Według komentatora gazety, ten stan da się zmienić tylko w drodze prawdziwej politycznej integracji, w tym wprowadzenia możliwości interwencji UE w narodowe budżety, politykę podatkową i socjalną. "A od tego UE jest jeszcze daleko. Teraz, zamiast starać się jakoś walczyć z tymi wspomnianymi przepaściami - poprzez zachęty fiskalne, inwestycje, inną politykę płacową czy europejski plan Marshalla - Berlin uparcie trzyma się tylko części prawdy: restrykcyjnych oszczędności. Dlatego przeforsowano pakt fiskalny, którego korzyści są sporne" - pisze "Sueddeutsche Zeitung".
"Zbyt długo niemiecka opinia publiczna ślepo popierała swój rząd w czasie kryzysu, bo Niemcom dobrze się wiedzie. Najwyższy czas, by intensywnie i w sposób bardziej surowy niż do tej pory sprawdzić strategię (kanclerz) Angeli Merkel. Bo istnieje alternatywa" - ocenia bawarski dziennik.

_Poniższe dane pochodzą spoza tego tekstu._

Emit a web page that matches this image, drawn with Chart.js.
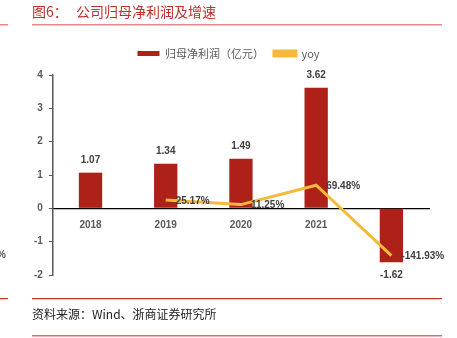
<!DOCTYPE html>
<html>
<head>
<meta charset="utf-8">
<script src="https://cdn.jsdelivr.net/npm/chart.js@4"></script>
<style>
  html, body { margin: 0; padding: 0; background: #fff; }
  #wrap { width: 457px; height: 338px; position: relative; }
</style>
</head>
<body>
<div id="wrap"><canvas id="chart" width="457" height="338"></canvas></div>
<script>
// Data
const years = ['2018', '2019', '2020', '2021', '2022'];
const profit = [1.07, 1.34, 1.49, 3.62, -1.62];   // 亿元
const yoy = [null, 25.17, 11.25, 69.48, -141.93];   // %
const yTicks = [-2, -1, 0, 1, 2, 3, 4];

const barColor = '#ad2119';
const lineColor = '#f5ba3a';
const textGray = '#595959';

// page decoration: title, rules, source note, value labels
const frame = {
  id: 'frame',
  beforeInit(chart) {
    const fit = chart.legend.fit;
    chart.legend.fit = function () { fit.call(this); this.height += 6; };
  },
  beforeDraw(chart) {
    const c = chart.ctx;
    c.save();
    c.fillStyle = '#fff';
    c.fillRect(0, 0, chart.width, chart.height);
    c.fillStyle = '#c0302b';
    c.font = '14px "Noto Sans CJK SC"';
    c.textBaseline = 'middle';
    c.fillText('图6：', 32, 12);
    c.fillText('公司归母净利润及增速', 76, 12);
    c.fillStyle = '#e48a8a';
    c.fillRect(32, 24, 410, 1.5);
    c.fillRect(0, 24, 8, 1.5);
    c.fillStyle = '#c0302b';
    c.fillRect(32, 298, 410, 1.2);
    c.fillRect(0, 298, 8, 1.2);
    c.fillStyle = '#e06a6a';
    c.fillRect(32, 335, 410, 1.5);
    c.fillStyle = '#222';
    c.font = '12px "Noto Sans CJK SC"';
    c.fillText('资料来源：Wind、浙商证券研究所', 32, 314);
    c.fillStyle = textGray;
    c.font = 'bold 10px "Liberation Sans"';
    c.fillText('%', -3, 255);
    c.restore();
  },
  afterDatasetsDraw(chart) {
    const c = chart.ctx;
    c.save();
    c.font = 'bold 10px "Liberation Sans"';
    c.fillStyle = '#404040';
    // bar labels
    chart.getDatasetMeta(0).data.forEach((el, i) => {
      const v = profit[i];
      c.textAlign = 'center';
      c.textBaseline = 'middle';
      const y = v >= 0 ? el.y - 12 : el.y + 13;
      c.fillText(v.toFixed(2), el.x, y);
    });
    // line labels
    chart.getDatasetMeta(1).data.forEach((el, i) => {
      const v = yoy[i];
      if (v === null) return;
      c.textAlign = 'left';
      c.textBaseline = 'middle';
      c.fillText(v.toFixed(2) + '%', el.x + 10, el.y + 1);
    });
    c.restore();
  }
};

new Chart(document.getElementById('chart').getContext('2d'), {
  type: 'bar',
  data: {
    labels: years,
    datasets: [{
      label: '归母净利润（亿元）',
      data: profit,
      backgroundColor: barColor,
      categoryPercentage: 1,
      barPercentage: 0.31,
      yAxisID: 'y',
      order: 2
    }, {
      type: 'line',
      label: 'yoy',
      data: yoy,
      borderColor: lineColor,
      backgroundColor: lineColor,
      borderWidth: 3,
      pointRadius: 0,
      tension: 0,
      yAxisID: 'y1',
      order: 1
    }]
  },
  options: {
    responsive: false,
    animation: false,
    layout: { padding: { top: 38, left: 28, right: 28, bottom: 63 } },
    plugins: {
      legend: {
        display: true,
        labels: {
          boxWidth: 22,
          boxHeight: 5,
          color: textGray,
          font: { size: 11, family: '"Noto Sans CJK SC"' },
          padding: 10,
          sort: (a, b) => a.datasetIndex - b.datasetIndex
        }
      },
      tooltip: { enabled: false }
    },
    scales: {
      x: {
        position: { y: 0 },
        grid: { display: false, drawTicks: false },
        border: { color: '#000', width: 1.2 },
        ticks: { color: textGray, font: { size: 10, weight: 'bold', family: '"Liberation Sans"' }, padding: 11 }
      },
      y: {
        min: -2,
        max: 4,
        afterBuildTicks(axis) { axis.ticks = yTicks.map(v => ({ value: v })); },
        grid: { drawOnChartArea: false, drawTicks: true, tickLength: 4, color: '#595959' },
        border: { color: '#595959', width: 1.5 },
        ticks: { color: textGray, font: { size: 10, weight: 'bold', family: '"Liberation Sans"' }, padding: 6 }
      },
      y1: {
        display: false,
        min: -200,
        max: 400
      }
    }
  },
  plugins: [frame]
});
</script>
</body>
</html>
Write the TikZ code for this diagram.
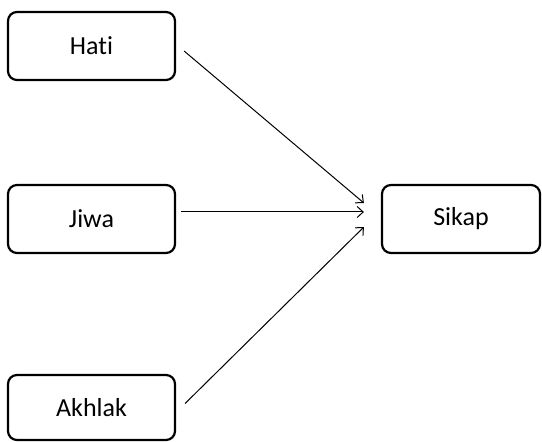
\documentclass[tikz,border=0pt]{standalone}
\usepackage{fontspec}
\setmainfont[Ligatures=NoCommon]{Carlito}
\usetikzlibrary{arrows.meta}
\begin{document}
\begin{tikzpicture}[x=1pt,y=1pt,
  box/.style={draw, line width=2.2pt, rounded corners=9pt, inner sep=0pt, font=\fontsize{26}{30}\selectfont},
  arr/.style={line width=1pt, -{Straight Barb[length=6pt,width=11pt]}}]
\useasboundingbox (0,0) rectangle (542,442);
\node[box, minimum width=167pt, minimum height=68pt] (hati) at (91.5,396) {Hati};
\node[box, minimum width=167pt, minimum height=68pt] (jiwa) at (91.5,223) {Jiwa};
\node[box, minimum width=167pt, minimum height=65pt] (akhlak) at (91.5,34.5) {Akhlak};
\node[box, minimum width=158pt, minimum height=68pt] (sikap) at (461,223) {Sikap};
\draw[arr] ([xshift=8pt,yshift=-5pt]hati.east) -- ([xshift=-17pt,yshift=16pt]sikap.west);
\draw[arr] ([xshift=5pt,yshift=7pt]jiwa.east) -- ([xshift=-17pt,yshift=7pt]sikap.west);
\draw[arr] ([xshift=9pt,yshift=4pt]akhlak.east) -- ([xshift=-17pt,yshift=-8pt]sikap.west);
\end{tikzpicture}
\end{document}
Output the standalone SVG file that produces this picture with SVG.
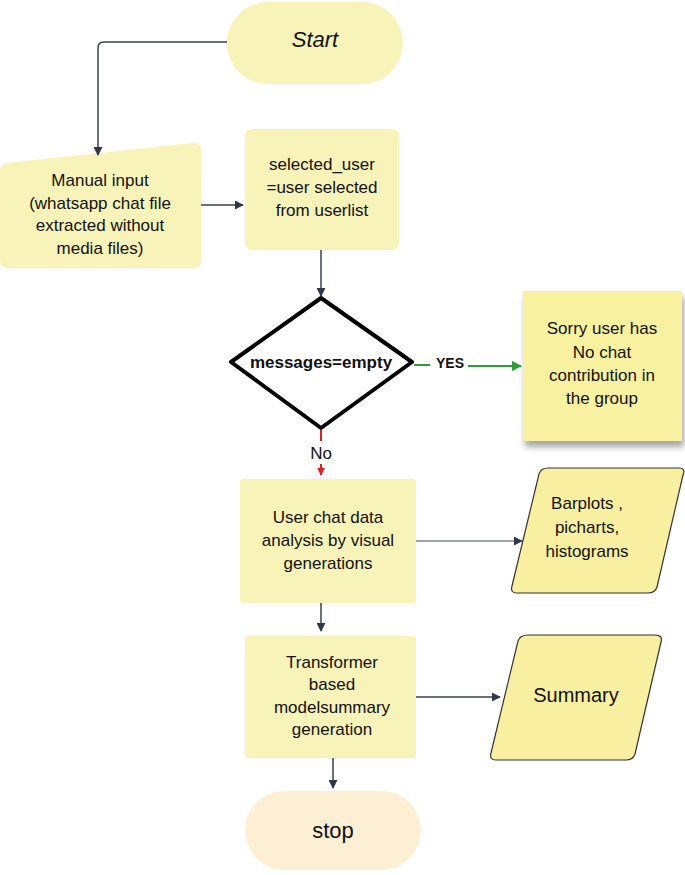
<svg xmlns="http://www.w3.org/2000/svg" width="685" height="875" viewBox="0 0 685 875">
<style>
text{font-family:"Liberation Sans",Arial,sans-serif;fill:#111;text-anchor:middle;font-size:17px}
.box{fill:#f8f3b8}
.c{fill:none;stroke:#3a4250;stroke-width:1.5}
</style>
<defs>
<marker id="a" viewBox="0 0 10 10" refX="9" refY="5" markerWidth="9" markerHeight="9" markerUnits="userSpaceOnUse" orient="auto"><path d="M0,0L10,5L0,10z" fill="#2f3846"/></marker>
<marker id="ag" viewBox="0 0 10 10" refX="9" refY="5" markerWidth="10" markerHeight="10" markerUnits="userSpaceOnUse" orient="auto"><path d="M0,0L10,5L0,10z" fill="#2e9a3c"/></marker>
<marker id="ar" viewBox="0 0 10 10" refX="9" refY="5" markerWidth="8" markerHeight="8" markerUnits="userSpaceOnUse" orient="auto"><path d="M0,0L10,5L0,10z" fill="#e02020"/></marker>
<filter id="sh" x="-10%" y="-10%" width="130%" height="130%"><feDropShadow dx="2" dy="6" stdDeviation="3" flood-color="#000" flood-opacity="0.35"/></filter>
</defs>
<g id="start"><rect x="227" y="2" width="176" height="82" rx="41" class="box"/><text x="315" y="47" font-style="italic" style="font-size:22px">Start</text></g>
<g id="manual"><path d="M6,163 L193,143 Q201,142 201,150 L201,261 Q201,268 194,268 L7,268 Q0,268 0,261 L0,170 Q0,164 6,163z" class="box"/>
<text x="100" y="186">Manual input</text><text x="100" y="209">(whatsapp chat  file</text><text x="100" y="231">extracted without</text><text x="100" y="254">media files)</text></g>
<g id="selected"><rect x="245" y="129" width="154" height="121" rx="7" class="box"/>
<text x="322" y="170">selected_user</text><text x="322" y="193">=user selected</text><text x="322" y="216">from userlist</text></g>
<g id="decision"><path d="M321,298 L412,362 L321,428 L231,362z" fill="#fff" stroke="#000" stroke-width="4" stroke-linejoin="round"/>
<text x="321" y="368" font-weight="bold" fill="#222">messages=empty</text></g>
<g id="sorry"><rect x="523" y="291" width="159" height="150" fill="#f8f2a0" filter="url(#sh)"/>
<text x="602" y="334">Sorry user has</text><text x="602" y="358">No  chat</text><text x="602" y="381">contribution in</text><text x="602" y="404">the group</text></g>
<g id="analysis"><rect x="240" y="479" width="176" height="124" rx="3" class="box"/>
<text x="328" y="523">User chat data</text><text x="328" y="546">analysis by visual</text><text x="328" y="569">generations</text></g>
<g id="barplots"><path d="M548,468 L679,468 Q686,468 683,475 L657,587 Q655,593 648,593 L517,593 Q510,593 512,586 L539,474 Q541,468 548,468z" fill="#f8f0a0" stroke="#333" stroke-width="1.2"/>
<text x="587" y="509">Barplots ,</text><text x="587" y="533">picharts,</text><text x="587" y="557">histograms</text></g>
<g id="transformer"><rect x="245" y="636" width="171" height="122" rx="3" class="box"/>
<text x="332" y="668">Transformer</text><text x="332" y="690">based</text><text x="332" y="713">modelsummary</text><text x="332" y="735">generation</text></g>
<g id="summary"><path d="M528,635 L655,635 Q663,635 661,642 L635,754 Q633,760 626,760 L496,760 Q489,760 491,753 L518,641 Q520,635 528,635z" fill="#f8f0a0" stroke="#333" stroke-width="1.2"/>
<text x="576" y="702" style="font-size:20px">Summary</text></g>
<g id="stop"><rect x="245" y="791" width="176" height="79" rx="39.5" fill="#fcefd3"/><text x="333" y="838" style="font-size:22px">stop</text></g>
<g id="connectors">
<path class="c" d="M227,42 L104,42 Q98,42 98,48 L98,155" marker-end="url(#a)"/>
<path class="c" d="M201,205 L243,205" marker-end="url(#a)"/>
<path class="c" d="M321,250 L321,296" marker-end="url(#a)"/>
<path d="M414,365 L430,365 M468,366 L521,366" fill="none" stroke="#2e9a3c" stroke-width="2" marker-end="url(#ag)"/>
<text x="450" y="368" font-weight="bold" style="font-size:14px" fill="#333">YES</text>
<path d="M321,430 L321,441 M321,464 L321,475" fill="none" stroke="#e02020" stroke-width="2" marker-end="url(#ar)"/>
<text x="321" y="459" fill="#333">No</text>
<path d="M416,541 L522,541" fill="none" stroke="#3a4250" stroke-width="1" marker-end="url(#a)"/>
<path class="c" d="M321,603 L321,631" marker-end="url(#a)"/>
<path class="c" d="M416,697 L500,697" marker-end="url(#a)"/>
<path class="c" d="M333,758 L333,788" marker-end="url(#a)"/>
</g>
</svg>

Gazeta pisze również, że zamiast o pakcie fiskalnym szefowie państw i rządów na poniedziałkowym szczycie UE powinni raczej rozmawiać o sytuacji zagrożonej plajtą Grecji. Według komentatora "Sueddeutsche Zeitung", propozycja Berlina, by ustanowić "komisarza budżetu" dla Grecji z prawem wetowania większych wydatków państwa, była "politycznie niedorzeczna", zniszczyłaby zaufanie Greków do demokracji i byłaby "programem pomocowym dla ekstremistów wszelkiej maści".